There you have it. There is obviously more I could say about, for example, how well my mystical experience served me through difficult times. Or how it shaped my understanding. Or how it may have hampered my working out of my own salvation. Maybe some other time, but I doubt it.

——————————————————————————————————

1. It is worth noting (and not at all the point of this article) that this act in itself is in violation of the regulative principle. This sort of behaviour is not authorized in scripture as a commanded act to be performed in worship. It is a man-made invention that probably hails back to C.G. Finney, that anti-christian arch-heretic from the mid 19th century.

2.We have John Wesley to thank for this invention. To be fair Wesley later equivocated on this formulation by saying that with the impetus of the second blessing, Christians will only be able to eradicate known sin. But this disclaimer falls apart since what the Holy Spirit actually does is convict us of our sin with the result that all sin is known.

3. In fact it did die. By the mid 1990s I had been operating on fumes for a good bit. The death of my sisterVirginia gave me a temporary boost after which I was impressed by the need to work with more zeal than I had been.
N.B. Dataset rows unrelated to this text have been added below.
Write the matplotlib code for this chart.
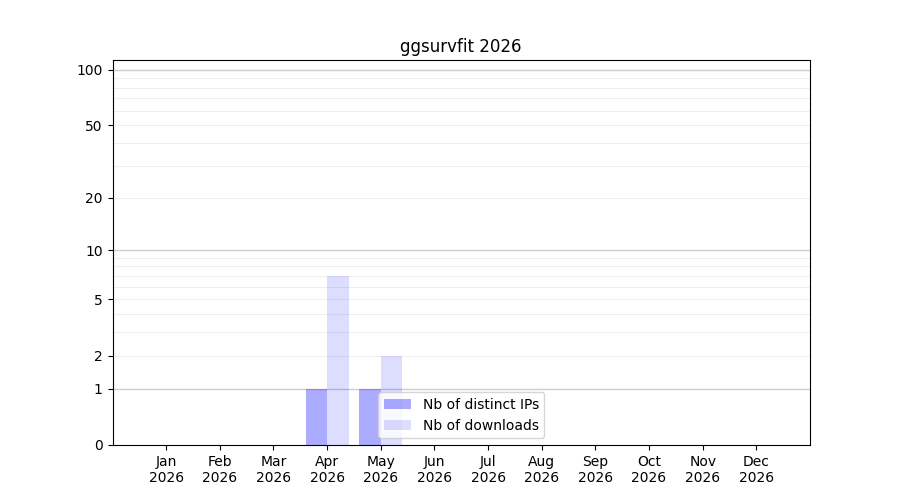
import matplotlib
matplotlib.use('agg')
import matplotlib.pyplot as plt
import numpy as np

# monthly stats
months = ['Jan', 'Feb', 'Mar', 'Apr', 'May', 'Jun',
          'Jul', 'Aug', 'Sep', 'Oct', 'Nov', 'Dec']
year = 2026
distinct_ips = [0, 0, 0, 1, 1, 0, 0, 0, 0, 0, 0, 0]
downloads = [0, 0, 0, 7, 2, 0, 0, 0, 0, 0, 0, 0]
ytick_values = [0, 1, 2, 5, 10, 20, 50, 100]
major_grid = [1, 10, 100]
minor_grid = [2, 3, 4, 5, 6, 7, 8, 9, 20, 30, 40, 50, 60, 70, 80, 90]

fig, ax = plt.subplots(figsize=(9, 5), dpi=100)

# log(1+x) scale so zero can sit on the axis
ax.set_yscale('function', functions=(lambda v: np.log10(1 + np.clip(v, 0, None)),
                                     lambda v: 10 ** v - 1))

x = np.arange(len(months))
w = 0.4
ax.bar(x - w / 2, distinct_ips, width=w, color='blue', alpha=0.33,
       label='Nb of distinct IPs', zorder=2)
ax.bar(x + w / 2, downloads, width=w, color='blue', alpha=0.135,
       label='Nb of downloads', zorder=2)

for v in major_grid:
    ax.axhline(v, color='#cccccc', lw=1, zorder=1)
for v in minor_grid:
    ax.axhline(v, color='#eeeeee', lw=0.8, zorder=1)

ax.set_ylim(0, 113)
ax.set_xlim(-1, 12)
ax.set_yticks(ytick_values)
ax.set_yticklabels([str(v) for v in ytick_values])
ax.yaxis.set_minor_locator(matplotlib.ticker.NullLocator())
ax.set_xticks(x)
ax.set_xticklabels([f'{m}\n{year}' for m in months])

ax.set_title(f'ggsurvfit {year}')
ax.legend(loc='lower center')

fig.savefig('out.png', dpi=100)
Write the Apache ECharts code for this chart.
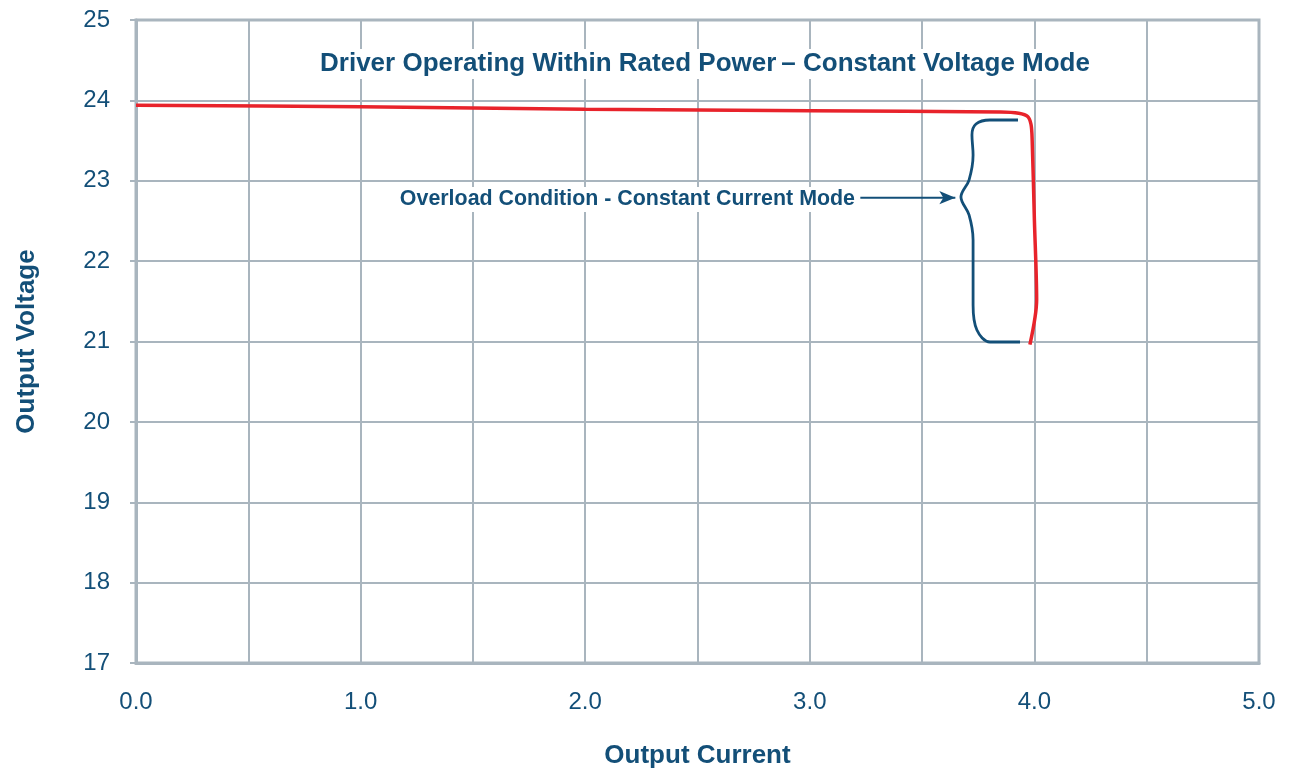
<!DOCTYPE html>
<html>
<head>
<meta charset="utf-8">
<style>
  html, body { margin: 0; padding: 0; background: #fff; }
  #chart { width: 1291px; height: 770px; }
</style>
<script src="https://cdn.jsdelivr.net/npm/echarts@6/dist/echarts.min.js"></script>
</head>
<body>
<div id="chart"></div>
<script>
// output curve (current A, voltage V)
const currentA = [0, 1.0, 2.0, 3.0, 3.85, 3.93, 3.97, 3.985, 3.99, 4.0, 4.01, 3.98];
const voltageV = [23.94, 23.92, 23.89, 23.87, 23.855, 23.84, 23.80, 23.70, 23.51, 22.51, 21.52, 20.96];

// brace marking the constant current section
const braceX = [3.927, 3.802, 3.740, 3.722, 3.727, 3.709, 3.673, 3.709, 3.727, 3.727, 3.744, 3.802, 3.936];
const braceY = [23.756, 23.756, 23.706, 23.569, 23.320, 23.009, 22.798, 22.574, 22.263, 21.454, 21.143, 20.994, 20.994];

// arrow from the label to the brace
const arrowX = [3.225, 3.648];
const arrowY = [22.79, 22.79];

const xTicks = [0, 1, 2, 3, 4, 5];
const yRange = [17, 25];

const textColor = '#134f78';
const gridColor = '#a9b5be';
const fontFamily = '"Liberation Sans", Arial, sans-serif';

const chart = echarts.init(document.getElementById('chart'));

const option = {
  animation: false,
  grid: {
    left: 136, right: 32, top: 20, bottom: 107,
    outerBoundsMode: 'none',
    show: true,
    borderColor: gridColor,
    borderWidth: 3
  },
  title: {
    text: '{b|Driver Operating Within Rated Power} {n|– Constant Voltage Mode}',
    left: 699,
    top: 46,
    textAlign: 'center',
    backgroundColor: '#fff',
    padding: [2, 6],
    textStyle: {
      rich: {
        b: { fontFamily, fontSize: 26, fontWeight: 'bold', color: textColor, lineHeight: 32 },
        n: { fontFamily, fontSize: 26, color: textColor, lineHeight: 32 }
      }
    }
  },
  graphic: [{
    type: 'text',
    right: 1291 - 858,
    top: 187,
    z: 10,
    style: {
      text: 'Overload Condition - Constant Current Mode',
      font: 'bold 21.4px ' + fontFamily,
      fill: textColor,
      backgroundColor: '#fff',
      padding: [2, 3]
    }
  }],
  xAxis: {
    type: 'value',
    min: xTicks[0],
    max: xTicks[xTicks.length - 1],
    interval: 0.5,
    name: 'Output Current',
    nameLocation: 'middle',
    nameGap: 80,
    nameTextStyle: { fontFamily, fontSize: 26, fontWeight: 'bold', color: textColor },
    axisLine: { show: true, lineStyle: { color: gridColor, width: 3 } },
    axisTick: { show: false },
    axisLabel: {
      margin: 27,
      fontFamily,
      fontSize: 24,
      color: textColor,
      formatter: v => (xTicks.indexOf(v) >= 0 ? v.toFixed(1) : '')
    },
    splitLine: { show: true, lineStyle: { color: gridColor, width: 2 } }
  },
  yAxis: {
    type: 'value',
    min: yRange[0],
    max: yRange[1],
    interval: 1,
    name: 'Output Voltage',
    nameLocation: 'middle',
    nameGap: 96,
    nameTextStyle: { fontFamily, fontSize: 26, fontWeight: 'bold', color: textColor },
    axisLine: { show: true, lineStyle: { color: gridColor, width: 3 } },
    axisTick: { show: true, length: 6, lineStyle: { color: gridColor, width: 2 } },
    axisLabel: {
      margin: 26,
      fontFamily,
      fontSize: 24,
      color: textColor
    },
    splitLine: { show: true, lineStyle: { color: gridColor, width: 2 } }
  },
  series: [
    {
      type: 'line',
      data: currentA.map((x, i) => [x, voltageV[i]]),
      smooth: 0.3,
      showSymbol: false,
      clip: false,
      lineStyle: { color: '#e8232b', width: 3.5 },
      z: 5
    },
    {
      type: 'line',
      data: braceX.map((x, i) => [x, braceY[i]]),
      smooth: 0.35,
      showSymbol: false,
      lineStyle: { color: textColor, width: 2.8 },
      z: 4
    },
    {
      type: 'line',
      data: arrowX.map((x, i) => [x, arrowY[i]]),
      showSymbol: false,
      lineStyle: { color: textColor, width: 2 },
      markPoint: {
        symbol: 'arrow',
        symbolSize: [10, 16],
        symbolRotate: -90,
        itemStyle: { color: textColor },
        label: { show: false },
        data: [{ coord: [arrowX[1], arrowY[1]] }]
      },
      z: 4
    }
  ]
};

chart.setOption(option);
</script>
</body>
</html>
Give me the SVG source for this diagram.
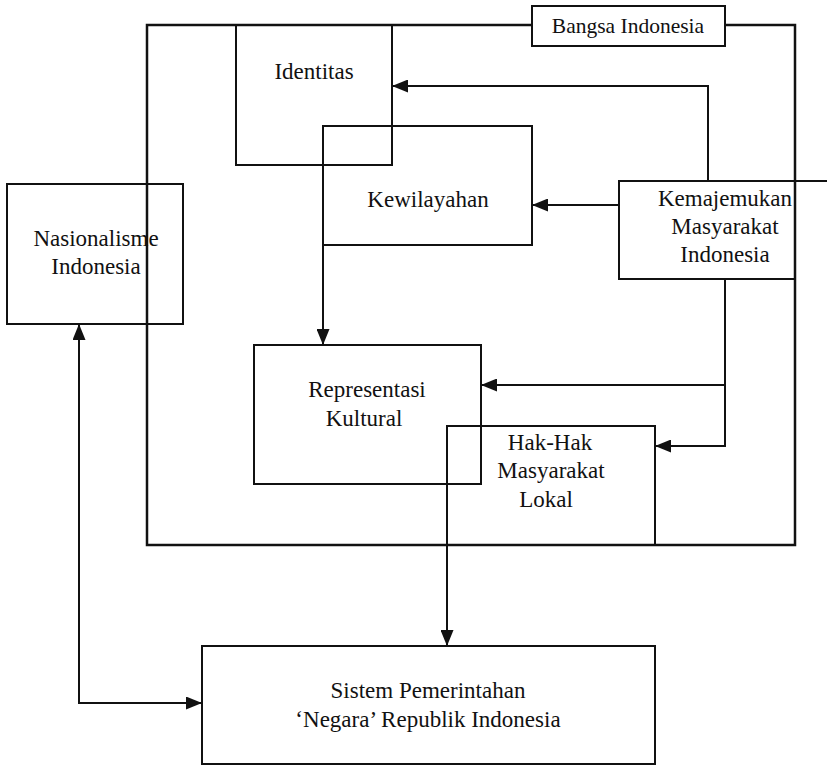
<svg xmlns="http://www.w3.org/2000/svg" width="827" height="765" viewBox="0 0 827 765">
<style>
.box{fill:none;stroke:#111;stroke-width:2}
.ln{fill:none;stroke:#111;stroke-width:2}
.outer{fill:none;stroke:#111;stroke-width:2.5}
text{font-family:"Liberation Serif","Times New Roman",serif;font-size:23px;fill:#111;text-anchor:middle}
.sm{font-size:21.5px}
</style>
<defs>
<marker id="ah" viewBox="0 0 16 13" refX="16" refY="6.5" markerWidth="16" markerHeight="13" markerUnits="userSpaceOnUse" orient="auto">
<path d="M0,0 L16,6.5 L0,13 Z" fill="#111"/>
</marker>
</defs>
<rect width="827" height="765" fill="#fff"/>
<g id="bangsa-indonesia">
<path class="outer" d="M532,25 H147 V545 H795 V25 H725"/>
<rect class="box" x="532" y="6" width="193" height="40"/>
<text class="sm" x="628" y="33">Bangsa Indonesia</text>
</g>
<g id="identitas">
<rect class="box" x="236" y="25" width="156" height="140"/>
<text x="314" y="79">Identitas</text>
</g>
<g id="kewilayahan">
<rect class="box" x="323" y="126" width="209" height="119"/>
<text x="428" y="207">Kewilayahan</text>
</g>
<g id="kemajemukan">
<path class="box" d="M795,279 H619 V181 H827"/>
<text x="725" y="206">Kemajemukan</text>
<text x="725" y="234">Masyarakat</text>
<text x="725" y="262">Indonesia</text>
</g>
<g id="nasionalisme">
<rect class="box" x="7" y="184" width="176" height="140"/>
<text x="96" y="246">Nasionalisme</text>
<text x="96" y="274">Indonesia</text>
</g>
<g id="representasi">
<rect class="box" x="254" y="345" width="227" height="139"/>
<text x="367" y="397">Representasi</text>
<text x="364" y="426">Kultural</text>
</g>
<g id="hak-hak">
<rect class="box" x="447" y="426" width="208" height="119"/>
<text x="550" y="450">Hak-Hak</text>
<text x="551" y="478">Masyarakat</text>
<text x="546" y="507">Lokal</text>
</g>
<g id="sistem">
<rect class="box" x="202" y="646" width="453" height="118"/>
<text x="428" y="698">Sistem Pemerintahan</text>
<text x="428" y="727">‘Negara’ Republik Indonesia</text>
</g>
<g id="connectors">
<path class="ln" d="M708,181 V86 H392" marker-end="url(#ah)"/>
<path class="ln" d="M619,205 H532" marker-end="url(#ah)"/>
<path class="ln" d="M323,245 V345" marker-end="url(#ah)"/>
<path class="ln" d="M725,279 V446 H655" marker-end="url(#ah)"/>
<path class="ln" d="M725,385 H481" marker-end="url(#ah)"/>
<path class="ln" d="M447,545 V646" marker-end="url(#ah)"/>
<path class="ln" d="M79,704 V324" marker-end="url(#ah)"/>
<path class="ln" d="M79,703 H202" marker-end="url(#ah)"/>
</g>
</svg>
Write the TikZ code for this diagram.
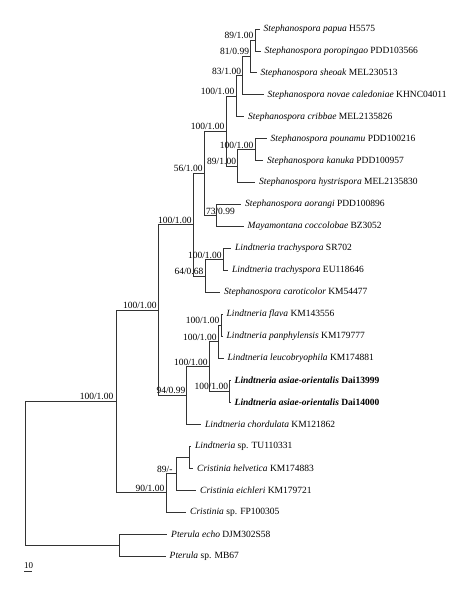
\documentclass[tikz,border=0pt]{standalone}
\usepackage{fontspec}
\setmainfont{Liberation Serif}
\begin{document}
\begin{tikzpicture}[x=1pt,y=-1pt,
  br/.style={draw=black!80, line width=0.9pt},
  taxon/.style={anchor=west, inner sep=0pt, xshift=4pt, font=\fontsize{9.5}{11}\selectfont},
  bs/.style={anchor=base east, inner sep=0pt, xshift=-1.5pt, yshift=1.6pt, font=\fontsize{9.5}{11}\selectfont},
  bsl/.style={anchor=base west, inner sep=0pt, xshift=1.5pt, yshift=1.6pt, font=\fontsize{9.5}{11}\selectfont},
]
\useasboundingbox[fill=white] (0,0) rectangle (474,592);

% leaf tips
\coordinate (t0) at (259.5,29.0);
\coordinate (t1) at (260.5,51.0);
\coordinate (t2) at (256.5,72.9);
\coordinate (t3) at (263.5,94.9);
\coordinate (t4) at (244.0,116.8);
\coordinate (t5) at (266.5,138.8);
\coordinate (t6) at (263.0,160.8);
\coordinate (t7) at (255.0,182.7);
\coordinate (t8) at (241.0,204.7);
\coordinate (t9) at (243.5,226.6);
\coordinate (t10) at (231.0,248.6);
\coordinate (t11) at (228.0,270.6);
\coordinate (t12) at (220.0,292.5);
\coordinate (t13) at (222.5,314.5);
\coordinate (t14) at (222.5,336.4);
\coordinate (t15) at (223.5,358.4);
\coordinate (t16) at (230.5,380.4);
\coordinate (t17) at (230.5,402.3);
\coordinate (t18) at (201.0,424.3);
\coordinate (t19) at (191.0,446.2);
\coordinate (t20) at (193.0,468.2);
\coordinate (t21) at (196.0,490.2);
\coordinate (t22) at (186.0,512.1);
\coordinate (t23) at (167.0,534.1);
\coordinate (t24) at (165.5,556.0);

% internal nodes
\coordinate (Q) at (255.0,40.0);
\coordinate (P) at (250.7,56.5);
\coordinate (O) at (242.7,75.7);
\coordinate (N) at (236.0,96.2);
\coordinate (L) at (255.0,149.8);
\coordinate (K) at (237.7,166.2);
\coordinate (J) at (226.0,131.2);
\coordinate (M) at (216.0,215.7);
\coordinate (E) at (204.3,173.4);
\coordinate (T) at (223.3,259.6);
\coordinate (F) at (205.0,276.0);
\coordinate (D) at (193.3,224.7);
\coordinate (R) at (221.0,325.5);
\coordinate (I) at (218.3,341.9);
\coordinate (S) at (229.3,391.3);
\coordinate (H) at (209.3,366.6);
\coordinate (G) at (186.5,395.4);
\coordinate (C) at (158.3,310.1);
\coordinate (U) at (189.7,457.2);
\coordinate (V) at (176.7,473.7);
\coordinate (W) at (166.0,492.9);
\coordinate (A) at (116.0,401.5);
\coordinate (X) at (119.0,545.0);
\coordinate (root) at (25.0,473.3);

% branches
\draw[br] (Q) |- (t0);  \draw[br] (Q) |- (t1);
\draw[br] (P) |- (Q);   \draw[br] (P) |- (t2);
\draw[br] (O) |- (P);   \draw[br] (O) |- (t3);
\draw[br] (N) |- (O);   \draw[br] (N) |- (t4);
\draw[br] (L) |- (t5);  \draw[br] (L) |- (t6);
\draw[br] (K) |- (L);   \draw[br] (K) |- (t7);
\draw[br] (J) |- (N);   \draw[br] (J) |- (K);
\draw[br] (M) |- (t8);  \draw[br] (M) |- (t9);
\draw[br] (E) |- (J);   \draw[br] (E) |- (M);
\draw[br] (T) |- (t10); \draw[br] (T) |- (t11);
\draw[br] (F) |- (T);   \draw[br] (F) |- (t12);
\draw[br] (D) |- (E);   \draw[br] (D) |- (F);
\draw[br] (R) |- (t13); \draw[br] (R) |- (t14);
\draw[br] (I) |- (R);   \draw[br] (I) |- (t15);
\draw[br] (S) |- (t16); \draw[br] (S) |- (t17);
\draw[br] (H) |- (I);   \draw[br] (H) |- (S);
\draw[br] (G) |- (H);   \draw[br] (G) |- (t18);
\draw[br] (C) |- (D);   \draw[br] (C) |- (G);
\draw[br] (U) |- (t19); \draw[br] (U) |- (t20);
\draw[br] (V) |- (U);   \draw[br] (V) |- (t21);
\draw[br] (W) |- (V);   \draw[br] (W) |- (t22);
\draw[br] (A) |- (C);   \draw[br] (A) |- (W);
\draw[br] (X) |- (t23); \draw[br] (X) |- (t24);
\draw[br] (root) |- (A); \draw[br] (root) |- (X);

% support values
\node[bs] (sQ) at (Q) {89/1.00};
\node[bs] (sP) at (P) {81/0.99};
\node[bs] (sO) at (O) {83/1.00};
\node[bs] (sN) at (N) {100/1.00};
\node[bs] (sJ) at (J) {100/1.00};
\node[bs] (sL) at (L) {100/1.00};
\node[bs] (sK) at (K) {89/1.00};
\node[bs] (sE) at (E) {56/1.00};
\node[bsl] (sM) at (E |- M) {73/0.99};
\node[bs] (sD) at (D) {100/1.00};
\node[bs] (sT) at (T) {100/1.00};
\node[bs] (sF) at (F) {64/0.68};
\node[bs] (sC) at (C) {100/1.00};
\node[bs] (sR) at (R) {100/1.00};
\node[bs] (sI) at (I) {100/1.00};
\node[bs] (sH) at (H) {100/1.00};
\node[bs,xshift=0.5pt] (sS) at (S) {100/1.00};
\node[bs,xshift=0.5pt] (sG) at (G) {94/0.99};
\node[bs,xshift=-1pt] (sA) at (A) {100/1.00};
\node[bs,xshift=-2.5pt] (sV) at (V) {89/-};
\node[bs] (sW) at (W) {90/1.00};

% taxa
\node[taxon] (l0) at (t0) {\textit{Stephanospora papua} H5575};
\node[taxon] (l1) at (t1) {\textit{Stephanospora poropingao} PDD103566};
\node[taxon] (l2) at (t2) {\textit{Stephanospora sheoak} MEL230513};
\node[taxon] (l3) at (t3) {\textit{Stephanospora novae caledoniae} KHNC04011};
\node[taxon] (l4) at (t4) {\textit{Stephanospora cribbae} MEL2135826};
\node[taxon] (l5) at (t5) {\textit{Stephanospora pounamu} PDD100216};
\node[taxon] (l6) at (t6) {\textit{Stephanospora kanuka} PDD100957};
\node[taxon] (l7) at (t7) {\textit{Stephanospora hystrispora} MEL2135830};
\node[taxon] (l8) at (t8) {\textit{Stephanospora aorangi} PDD100896};
\node[taxon] (l9) at (t9) {\textit{Mayamontana coccolobae} BZ3052};
\node[taxon] (l10) at (t10) {\textit{Lindtneria trachyspora} SR702};
\node[taxon] (l11) at (t11) {\textit{Lindtneria trachyspora} EU118646};
\node[taxon] (l12) at (t12) {\textit{Stephanospora caroticolor} KM54477};
\node[taxon] (l13) at (t13) {\textit{Lindtneria flava} KM143556};
\node[taxon] (l14) at (t14) {\textit{Lindtneria panphylensis} KM179777};
\node[taxon] (l15) at (t15) {\textit{Lindtneria leucobryophila} KM174881};
\node[taxon] (l16) at (t16) {\textbf{\textit{Lindtneria asiae-orientalis} Dai13999}};
\node[taxon] (l17) at (t17) {\textbf{\textit{Lindtneria asiae-orientalis} Dai14000}};
\node[taxon] (l18) at (t18) {\textit{Lindtneria chordulata} KM121862};
\node[taxon] (l19) at (t19) {\textit{Lindtneria} sp. TU110331};
\node[taxon] (l20) at (t20) {\textit{Cristinia helvetica} KM174883};
\node[taxon] (l21) at (t21) {\textit{Cristinia eichleri} KM179721};
\node[taxon] (l22) at (t22) {\textit{Cristinia} sp. FP100305};
\node[taxon] (l23) at (t23) {\textit{Pterula echo} DJM302S58};
\node[taxon] (l24) at (t24) {\textit{Pterula} sp. MB67};

% scale
\node[inner sep=0pt, anchor=base west, font=\fontsize{9}{10}\selectfont] (scale) at (24,568) {10};
\coordinate (sb1) at (24,571.5);
\coordinate (sb2) at (32,571.5);
\draw[br, line width=0.7pt] (sb1) -- (sb2);
\end{tikzpicture}
\end{document}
4. By this I mean that I had flirted in my reading with some pretty bad stuff. For example google “Theosophical Society, Madame Blavatsky, or Jiddu Krishnamurti”. Also, I was fiddling around with the Baghavad Gita. Couple this with drugs and you have the making of a thoroughly Platonic world view

5. I realize that this analysis is not news to many of my readers. But all of it was news to me. These discoveries have been very liberating, obviously.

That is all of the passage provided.